Traditionally, family structures in Turkey favoured a combination of extended families and nuclear families to promote a patriarchal social order in which maleness and age were the main sources of authority. Domestic environments were gendered and were the ideal place for the confinement of females. The initiation of children into adolescence and adulthood followed the gendered division of roles and was largely in line with the rites of passage observed in most Muslim societies (teaching the Koran to boys five to six years old, separation of the sexes from age seven or eight, obligation to fast during Ramadan before the age of twelve, and the ‘negotiation’ of a marriage decided by the parents when the child is between fifteen and eighteen years of age).

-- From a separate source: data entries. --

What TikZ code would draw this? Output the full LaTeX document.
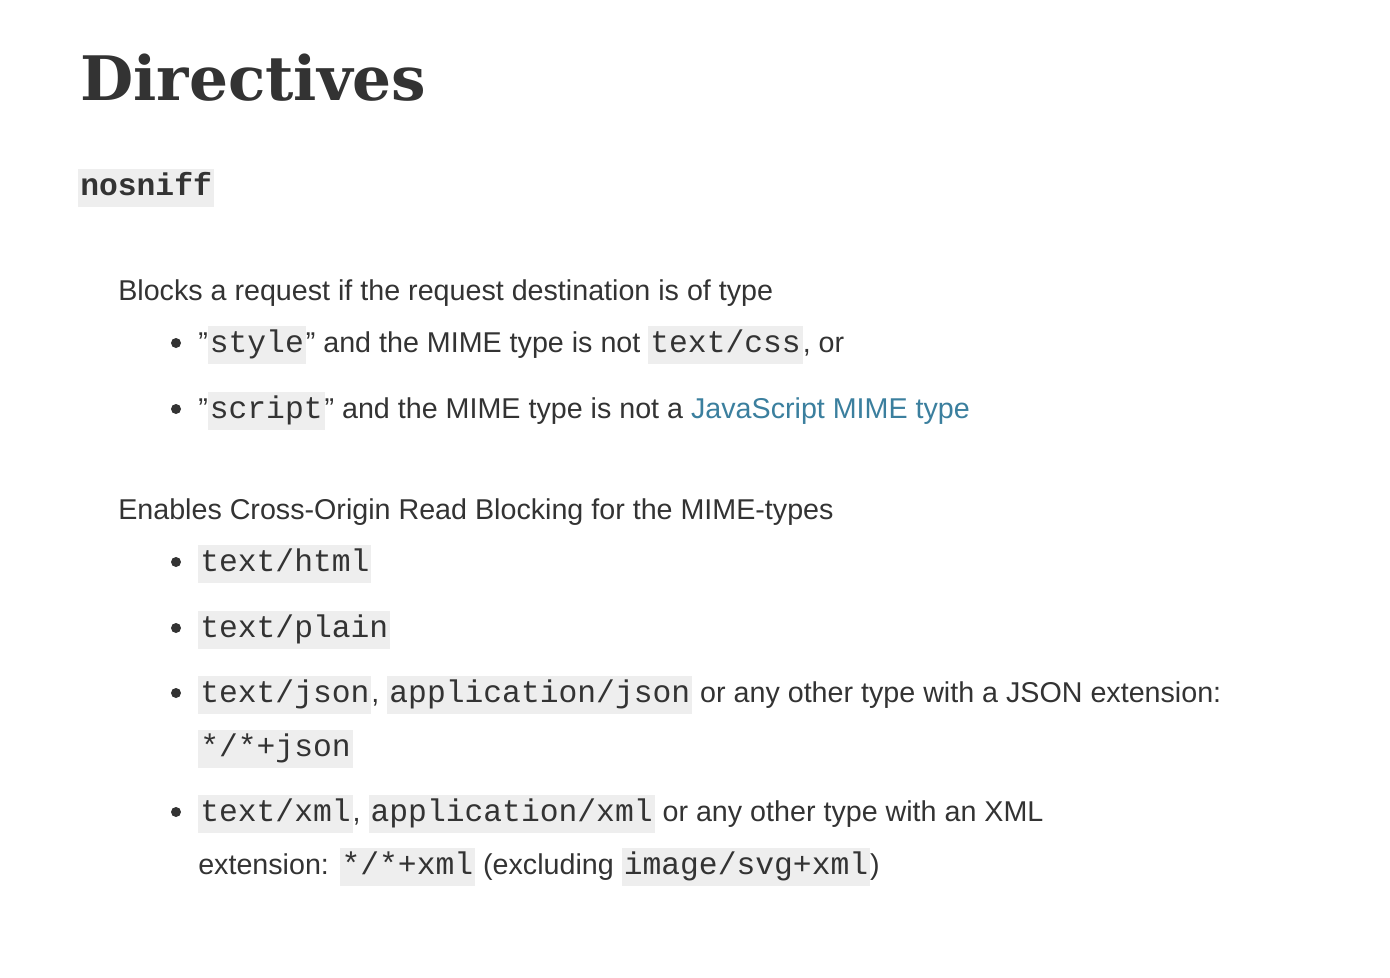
\documentclass[tikz,border=0pt]{standalone}
\usepackage{fontspec}
\setmainfont{Liberation Sans}
\setmonofont{Liberation Mono}
\newfontfamily\titlefont{DejaVu Serif}
\definecolor{txt}{HTML}{333333}
\definecolor{codebg}{HTML}{EEEEEE}
\definecolor{lnk}{HTML}{3B7F9E}
\newcommand{\cd}[1]{{\setlength{\fboxsep}{1.5pt}\colorbox{codebg}{\strut\ttfamily\fontsize{23.5}{26}\selectfont #1}}}
\begin{document}
\begin{tikzpicture}[x=0.75pt,y=-0.75pt,
  txt/.style={anchor=base west,inner sep=0pt,text=txt,font=\fontsize{21.5}{26}\selectfont},
  bul/.style={circle,fill=txt,inner sep=0pt,minimum size=7.5pt}]
\useasboundingbox (0,0) rectangle (1390,978);
\node[txt,font=\titlefont\bfseries\fontsize{46}{50}\selectfont] (title) at (80,100) {Directives};
\node[txt] (ns) at (78,195) {\cd{\bfseries nosniff}};
\node[txt] (b1) at (118,300) {Blocks a request if the request destination is of type};
\node[bul] (d1) at (176,343) {};
\node[txt] (l1) at (198,352) {"\cd{style}" and the MIME type is not \cd{text/css}, or};
\node[bul] (d2) at (176,409) {};
\node[txt] (l2) at (198,418) {"\cd{script}" and the MIME type is not a \textcolor{lnk}{JavaScript MIME type}};
\node[txt] (b2) at (118,519) {Enables Cross-Origin Read Blocking for the MIME-types};
\node[bul] (d3) at (176,562) {};
\node[txt] (m1) at (198,571) {\cd{text/html}};
\node[bul] (d4) at (176,628) {};
\node[txt] (m2) at (198,637) {\cd{text/plain}};
\node[bul] (d5) at (176,693) {};
\node[txt] (m3) at (198,702) {\cd{text/json}, \cd{application/json} or any other type with a JSON extension:};
\node[txt] (m3b) at (198,756) {\cd{*/*+json}};
\node[bul] (d6) at (176,812) {};
\node[txt] (m4) at (198,821) {\cd{text/xml}, \cd{application/xml} or any other type with an XML};
\node[txt] (m4b) at (198,874) {extension: \cd{*/*+xml} (excluding \cd{image/svg+xml})};
\end{tikzpicture}
\end{document}
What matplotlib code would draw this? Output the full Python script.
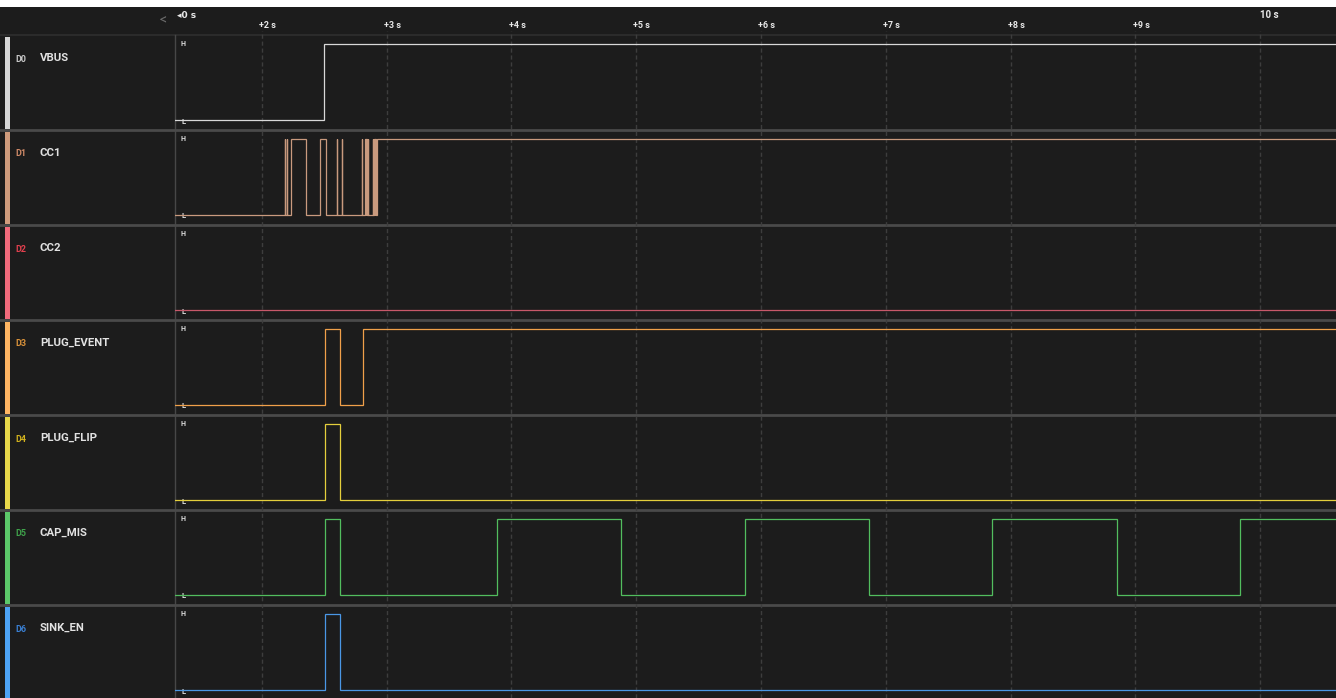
import matplotlib
matplotlib.use("Agg")
import matplotlib.pyplot as plt
import matplotlib.transforms as mtransforms
from matplotlib.patches import Rectangle

# ---------------- data ----------------
channels = ["D0", "D1", "D2", "D3", "D4", "D5", "D6"]
names = ["VBUS", "CC1", "CC2", "PLUG_EVENT", "PLUG_FLIP", "CAP_MIS", "SINK_EN"]
initial_levels = [0, 0, 0, 0, 0, 0, 0]

vbus_edges = [2.499]
cc1_edges = [2.189, 2.190, 2.205, 2.206, 2.231, 2.353, 2.467, 2.518,
             2.606, 2.607, 2.641, 2.642, 2.801, 2.802,
             2.828, 2.833, 2.838, 2.843, 2.848, 2.854,
             2.889, 2.894, 2.899, 2.904, 2.909, 2.914, 2.921]
cc2_edges = []
plug_event_edges = [2.505, 2.627, 2.809]
plug_flip_edges = [2.505, 2.627]
cap_mis_edges = [2.505, 2.627, 3.885, 4.879, 5.873, 6.866, 7.852, 8.851, 9.841]
sink_en_edges = [2.505, 2.627]
all_edges = [vbus_edges, cc1_edges, cc2_edges, plug_event_edges,
             plug_flip_edges, cap_mis_edges, sink_en_edges]

tick_times = [2, 3, 4, 5, 6, 7, 8, 9, 10]
tick_labels = ["+2 s", "+3 s", "+4 s", "+5 s", "+6 s", "+7 s", "+8 s", "+9 s", "10 s"]
t_min, t_max = 1.305, 10.608

line_colors = ["#d8d8d8", "#c99a7e", "#c8586a", "#f0a04a", "#e4cf3c", "#52bd5e", "#4a97e6"]
bar_colors = ["#d6d6d6", "#cf9b7c", "#f26b7c", "#ffb562", "#e8d84a", "#5cc86a", "#4da3f5"]
id_colors = ["#c8c8c8", "#d08a68", "#e2404e", "#d9923a", "#d2b21e", "#3fa24b", "#3a80d4"]

# ---------------- layout (pixels) ----------------
W, H = 1336, 698
BG = "#1c1c1c"
plot_left = 175
header_top, header_bot = 7, 35
row_h = 95

plt.rcParams['font.family'] = ['Roboto', 'DejaVu Sans']
fig = plt.figure(figsize=(W / 100, H / 100), dpi=100, facecolor="white")

bg = fig.add_axes([0, 0, 1, 1], zorder=0)
bg.set_xlim(0, W)
bg.set_ylim(H, 0)
bg.axis("off")
bg.add_patch(Rectangle((0, header_top), W, H - header_top, facecolor=BG, edgecolor="none"))
bg.plot([0, W], [header_bot - 0.5, header_bot - 0.5], color="#2b2b2b", lw=1.5)
bg.plot([plot_left, plot_left], [header_bot, H], color="#474747", lw=1.0)
bg.text(163, 20, "<", color="#6a6a6a", fontsize=10, ha="center", va="center")


def fig_rect(x0, y0, x1, y1):
    return [x0 / W, 1 - y1 / H, (x1 - x0) / W, (y1 - y0) / H]


grid_ax = fig.add_axes(fig_rect(plot_left, 31, W, H), zorder=1)
grid_ax.set_xlim(t_min, t_max)
grid_ax.set_ylim(0, 1)
grid_ax.axis("off")
grid_ax.patch.set_alpha(0)
for t in tick_times:
    grid_ax.axvline(t, color="#3d3d3d", lw=1.0, ls=(0, (3, 2)))

trans = mtransforms.blended_transform_factory(grid_ax.transData, bg.transData)
for t, lab in zip(tick_times, tick_labels):
    if lab.startswith("+"):
        bg.text(t - 0.022, 25, lab, transform=trans, color="#e8e8e8", fontsize=6.5,
                fontweight="bold", ha="left", va="center")
    else:
        bg.text(t, 15, lab, transform=trans, color="#e8e8e8", fontsize=7,
                fontweight="bold", ha="left", va="center")
bg.text(177, 15, "◂0 s", color="#e8e8e8", fontsize=6.5, fontweight="bold",
        ha="left", va="center", family=["DejaVu Sans"])

ymin = -10 / 76
ymax = 1 + 9 / 76
for i, (cid, name, edges, lvl0) in enumerate(zip(channels, names, all_edges, initial_levels)):
    top = header_bot + row_h * i
    bot = top + row_h
    if i < len(channels) - 1:
        bg.plot([0, W], [bot, bot], color="#4a4a4a", lw=2.0, zorder=3)
    bg.add_patch(Rectangle((5, top + 1.5), 5, row_h - 3, facecolor=bar_colors[i], edgecolor="none"))
    bg.text(15, top + 24, cid, color=id_colors[i], fontsize=6.5, fontweight="bold",
            ha="left", va="center")
    bg.text(40, top + 23, name, color="#e2e2e2", fontsize=8.2, fontweight="bold",
            ha="left", va="center")

    ax = fig.add_axes(fig_rect(plot_left, top, W, bot), zorder=2)
    ax.set_xlim(t_min, t_max)
    ax.set_ylim(ymin, ymax)
    ax.axis("off")
    ax.patch.set_alpha(0)
    ts = [t_min] + list(edges) + [t_max]
    levels = []
    lv = lvl0
    levels.append(lv)
    for _ in edges:
        lv = 1 - lv
        levels.append(lv)
    levels.append(lv)
    ax.step(ts, levels, where="post", color=line_colors[i], lw=0.9, solid_joinstyle="miter")
    bg.text(183, top + 9, "H", color="#e0e0e0", fontsize=5, fontweight="bold",
            ha="center", va="center", zorder=5)
    bg.text(183.5, top + 86, "L", color="#e0e0e0", fontsize=5.5, fontweight="bold",
            ha="center", va="center", zorder=5)

fig.savefig("out.png", dpi=100, facecolor="white")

According to a report issued by USAK in 2012, 31.7 percent of women and 6.9 percent of men married before the age of 18, and 58.7 percent of women and 58.2 percent of men married between 18 and 24. 31.9 percent of women and 28.0 percent of men married according to the arranged marriage model, while the marriages of 36.2 percent of women and 24.8 percent of men were decided solely by the parents. 85.9 percent of marriages were contracted in the civil or religious form, although the latter has had no legal standing since 1925. Religious ceremonies are, however, often considered more important in the community. In 16.8 percent of the cases overall (and 23.5 percent of the cases in rural areas), the families of married couples paid the süt parası (‘milk money’), or what anthropologists call ‘bride price’ (bașlık parası and qalın in Kurdish). Marriages between relatives constitute 20.9 percent of all marriages (4.8 percent in Western Marmara, 15.3 percent in Istanbul, and 40.4 percent in the South-Eastern Anatolia region). Although there are no reliable statistics, the rate of polygamy, which has been prohibited since 1925, is generally low, although it may affect up to 5 percent of the women in cities such as Diyarbakır and Urfa. Of the sample interviewed in the above-mentioned survey, 82 percent do not drink alcohol, 44 percent do not read books, and 77 percent do not go to cinemas or theatres. They consider the ideal family size three children. Nuclear families are spreading (80.7 percent, with an additional 6 percent of single households), and the couples are generally stable: only 4 percent remarried and 0.3 percent married a third time. According to Family and Social Policy Minister Fatma Sahin, the divorce rate is increasing but stood at only 1.6 percent in 2012.

The historically high birth rate dropped from 6.8 percent in 1976 to 2.37 in 2001 and 2.3 in 2008, thus approaching a critical threshold for the maintenance of the population. This trend will presumably be affected by the pro-natalist campaigns supported by Prime Minister Recep Tayyip Erdoğan, who wants to criminalize abortion – except in urgent medical cases – as a way of dealing with the ‘abortion war’, which, he claimed, was about to be declared in Turkey.